(Raw records)
......

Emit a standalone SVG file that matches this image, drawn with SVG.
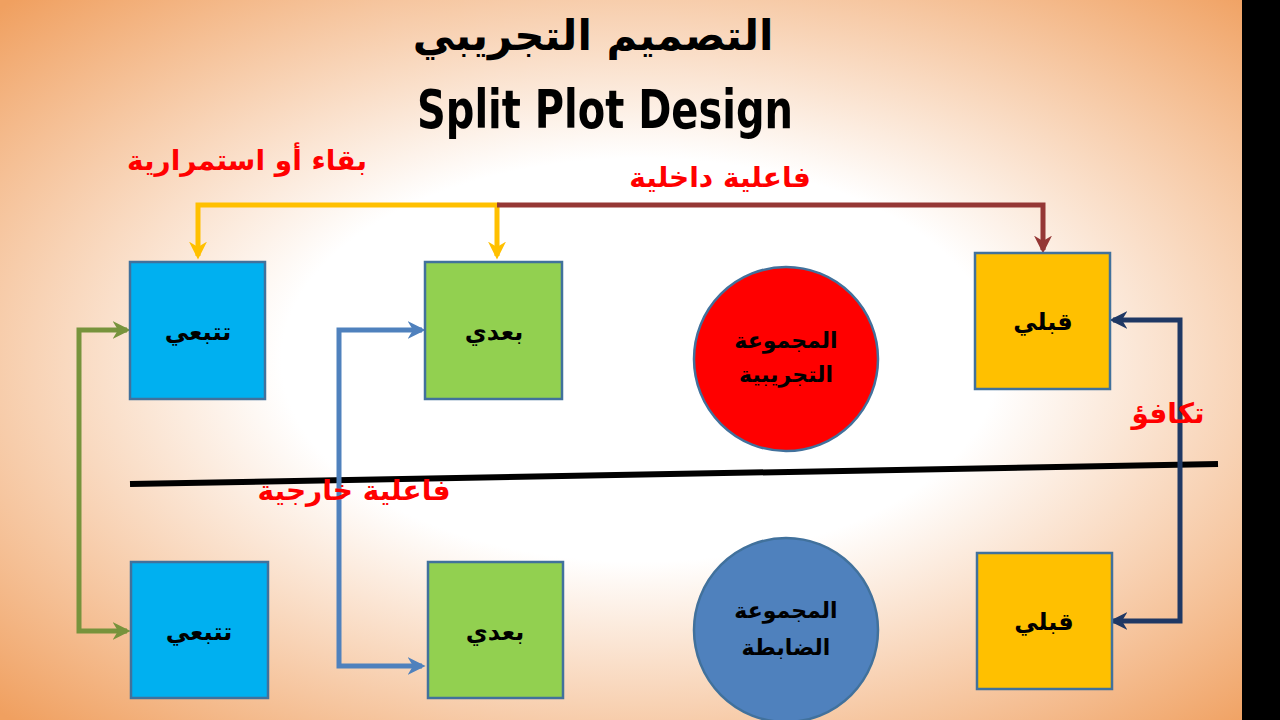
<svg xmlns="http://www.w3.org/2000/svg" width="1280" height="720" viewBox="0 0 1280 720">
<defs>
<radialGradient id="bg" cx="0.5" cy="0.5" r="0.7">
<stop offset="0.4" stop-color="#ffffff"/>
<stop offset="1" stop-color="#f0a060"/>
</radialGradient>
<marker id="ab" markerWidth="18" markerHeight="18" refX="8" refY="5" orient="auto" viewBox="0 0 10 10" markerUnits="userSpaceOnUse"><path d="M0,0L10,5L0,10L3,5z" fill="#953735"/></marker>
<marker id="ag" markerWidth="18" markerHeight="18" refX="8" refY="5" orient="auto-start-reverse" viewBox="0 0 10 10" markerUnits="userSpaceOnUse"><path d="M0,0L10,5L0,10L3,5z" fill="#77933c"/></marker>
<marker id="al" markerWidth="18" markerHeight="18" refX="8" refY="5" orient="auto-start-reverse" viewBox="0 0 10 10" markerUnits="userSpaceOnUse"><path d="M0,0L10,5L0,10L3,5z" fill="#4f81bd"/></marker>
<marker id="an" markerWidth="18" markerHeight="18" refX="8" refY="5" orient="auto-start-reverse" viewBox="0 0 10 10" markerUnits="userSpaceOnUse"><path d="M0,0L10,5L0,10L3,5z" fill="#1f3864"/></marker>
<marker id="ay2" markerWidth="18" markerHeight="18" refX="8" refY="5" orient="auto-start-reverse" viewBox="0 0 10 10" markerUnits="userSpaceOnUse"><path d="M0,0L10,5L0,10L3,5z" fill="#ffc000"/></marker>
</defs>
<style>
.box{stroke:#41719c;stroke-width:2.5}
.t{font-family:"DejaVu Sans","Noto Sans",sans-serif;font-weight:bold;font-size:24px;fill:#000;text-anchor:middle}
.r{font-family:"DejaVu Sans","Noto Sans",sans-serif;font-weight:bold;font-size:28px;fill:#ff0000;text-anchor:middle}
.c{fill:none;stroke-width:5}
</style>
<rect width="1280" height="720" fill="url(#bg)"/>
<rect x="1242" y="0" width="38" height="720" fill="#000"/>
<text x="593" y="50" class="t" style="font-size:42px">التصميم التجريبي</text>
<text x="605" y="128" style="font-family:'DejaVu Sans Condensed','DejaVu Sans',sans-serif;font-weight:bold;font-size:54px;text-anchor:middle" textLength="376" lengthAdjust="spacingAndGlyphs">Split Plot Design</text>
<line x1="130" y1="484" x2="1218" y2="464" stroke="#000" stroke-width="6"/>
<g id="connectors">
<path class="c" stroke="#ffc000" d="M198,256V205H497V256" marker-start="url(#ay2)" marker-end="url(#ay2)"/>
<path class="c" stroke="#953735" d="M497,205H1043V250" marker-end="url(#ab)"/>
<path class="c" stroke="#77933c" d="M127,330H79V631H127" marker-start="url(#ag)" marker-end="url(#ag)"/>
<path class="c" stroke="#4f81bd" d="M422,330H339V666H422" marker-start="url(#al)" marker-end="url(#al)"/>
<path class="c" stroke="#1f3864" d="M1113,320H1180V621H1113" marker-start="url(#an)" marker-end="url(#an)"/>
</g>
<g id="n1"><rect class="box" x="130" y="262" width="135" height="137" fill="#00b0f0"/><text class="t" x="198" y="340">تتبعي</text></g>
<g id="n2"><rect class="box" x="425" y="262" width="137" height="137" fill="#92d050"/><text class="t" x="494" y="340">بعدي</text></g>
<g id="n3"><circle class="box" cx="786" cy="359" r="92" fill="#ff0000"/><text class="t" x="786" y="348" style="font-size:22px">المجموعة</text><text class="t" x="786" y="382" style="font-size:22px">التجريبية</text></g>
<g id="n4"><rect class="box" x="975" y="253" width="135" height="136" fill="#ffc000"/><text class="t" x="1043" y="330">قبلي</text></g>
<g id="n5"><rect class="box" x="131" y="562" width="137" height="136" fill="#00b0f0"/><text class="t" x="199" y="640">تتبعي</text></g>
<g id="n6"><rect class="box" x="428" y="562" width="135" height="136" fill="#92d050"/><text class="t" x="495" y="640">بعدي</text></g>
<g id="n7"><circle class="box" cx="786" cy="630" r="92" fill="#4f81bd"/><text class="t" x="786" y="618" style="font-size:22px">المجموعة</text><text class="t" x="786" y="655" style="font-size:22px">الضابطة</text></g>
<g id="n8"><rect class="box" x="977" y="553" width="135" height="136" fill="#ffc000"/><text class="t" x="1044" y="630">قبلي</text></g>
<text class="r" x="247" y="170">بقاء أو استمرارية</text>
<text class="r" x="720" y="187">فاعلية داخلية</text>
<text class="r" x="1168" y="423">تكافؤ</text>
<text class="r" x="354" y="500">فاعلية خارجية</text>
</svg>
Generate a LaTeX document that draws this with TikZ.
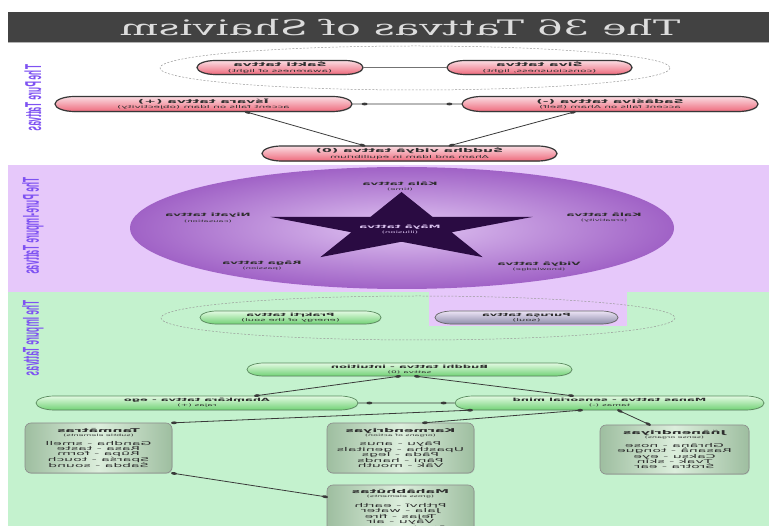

......

◆ Your objective ◆
Write out the entries above verbatim; the pictures do not belong in your copy.

◆ Output for this exercise ◆
Emit a standalone SVG file that matches this image, drawn with SVG.
<svg xmlns="http://www.w3.org/2000/svg" width="1280" height="720" viewBox="0 0 1280 720">
<defs>
<radialGradient id="bg" cx="0.5" cy="0.5" r="0.7">
<stop offset="0.4" stop-color="#ffffff"/>
<stop offset="1" stop-color="#f0a060"/>
</radialGradient>
<marker id="ab" markerWidth="18" markerHeight="18" refX="8" refY="5" orient="auto" viewBox="0 0 10 10" markerUnits="userSpaceOnUse"><path d="M0,0L10,5L0,10L3,5z" fill="#953735"/></marker>
<marker id="ag" markerWidth="18" markerHeight="18" refX="8" refY="5" orient="auto-start-reverse" viewBox="0 0 10 10" markerUnits="userSpaceOnUse"><path d="M0,0L10,5L0,10L3,5z" fill="#77933c"/></marker>
<marker id="al" markerWidth="18" markerHeight="18" refX="8" refY="5" orient="auto-start-reverse" viewBox="0 0 10 10" markerUnits="userSpaceOnUse"><path d="M0,0L10,5L0,10L3,5z" fill="#4f81bd"/></marker>
<marker id="an" markerWidth="18" markerHeight="18" refX="8" refY="5" orient="auto-start-reverse" viewBox="0 0 10 10" markerUnits="userSpaceOnUse"><path d="M0,0L10,5L0,10L3,5z" fill="#1f3864"/></marker>
<marker id="ay2" markerWidth="18" markerHeight="18" refX="8" refY="5" orient="auto-start-reverse" viewBox="0 0 10 10" markerUnits="userSpaceOnUse"><path d="M0,0L10,5L0,10L3,5z" fill="#ffc000"/></marker>
</defs>
<style>
.box{stroke:#41719c;stroke-width:2.5}
.t{font-family:"DejaVu Sans","Noto Sans",sans-serif;font-weight:bold;font-size:24px;fill:#000;text-anchor:middle}
.r{font-family:"DejaVu Sans","Noto Sans",sans-serif;font-weight:bold;font-size:28px;fill:#ff0000;text-anchor:middle}
.c{fill:none;stroke-width:5}
</style>
<rect width="1280" height="720" fill="url(#bg)"/>
<rect x="1242" y="0" width="38" height="720" fill="#000"/>
<text x="593" y="50" class="t" style="font-size:42px">التصميم التجريبي</text>
<text x="605" y="128" style="font-family:'DejaVu Sans Condensed','DejaVu Sans',sans-serif;font-weight:bold;font-size:54px;text-anchor:middle" textLength="376" lengthAdjust="spacingAndGlyphs">Split Plot Design</text>
<line x1="130" y1="484" x2="1218" y2="464" stroke="#000" stroke-width="6"/>
<g id="connectors">
<path class="c" stroke="#ffc000" d="M198,256V205H497V256" marker-start="url(#ay2)" marker-end="url(#ay2)"/>
<path class="c" stroke="#953735" d="M497,205H1043V250" marker-end="url(#ab)"/>
<path class="c" stroke="#77933c" d="M127,330H79V631H127" marker-start="url(#ag)" marker-end="url(#ag)"/>
<path class="c" stroke="#4f81bd" d="M422,330H339V666H422" marker-start="url(#al)" marker-end="url(#al)"/>
<path class="c" stroke="#1f3864" d="M1113,320H1180V621H1113" marker-start="url(#an)" marker-end="url(#an)"/>
</g>
<g id="n1"><rect class="box" x="130" y="262" width="135" height="137" fill="#00b0f0"/><text class="t" x="198" y="340">تتبعي</text></g>
<g id="n2"><rect class="box" x="425" y="262" width="137" height="137" fill="#92d050"/><text class="t" x="494" y="340">بعدي</text></g>
<g id="n3"><circle class="box" cx="786" cy="359" r="92" fill="#ff0000"/><text class="t" x="786" y="348" style="font-size:22px">المجموعة</text><text class="t" x="786" y="382" style="font-size:22px">التجريبية</text></g>
<g id="n4"><rect class="box" x="975" y="253" width="135" height="136" fill="#ffc000"/><text class="t" x="1043" y="330">قبلي</text></g>
<g id="n5"><rect class="box" x="131" y="562" width="137" height="136" fill="#00b0f0"/><text class="t" x="199" y="640">تتبعي</text></g>
<g id="n6"><rect class="box" x="428" y="562" width="135" height="136" fill="#92d050"/><text class="t" x="495" y="640">بعدي</text></g>
<g id="n7"><circle class="box" cx="786" cy="630" r="92" fill="#4f81bd"/><text class="t" x="786" y="618" style="font-size:22px">المجموعة</text><text class="t" x="786" y="655" style="font-size:22px">الضابطة</text></g>
<g id="n8"><rect class="box" x="977" y="553" width="135" height="136" fill="#ffc000"/><text class="t" x="1044" y="630">قبلي</text></g>
<text class="r" x="247" y="170">بقاء أو استمرارية</text>
<text class="r" x="720" y="187">فاعلية داخلية</text>
<text class="r" x="1168" y="423">تكافؤ</text>
<text class="r" x="354" y="500">فاعلية خارجية</text>
</svg>
Generate a LaTeX document that draws this with TikZ.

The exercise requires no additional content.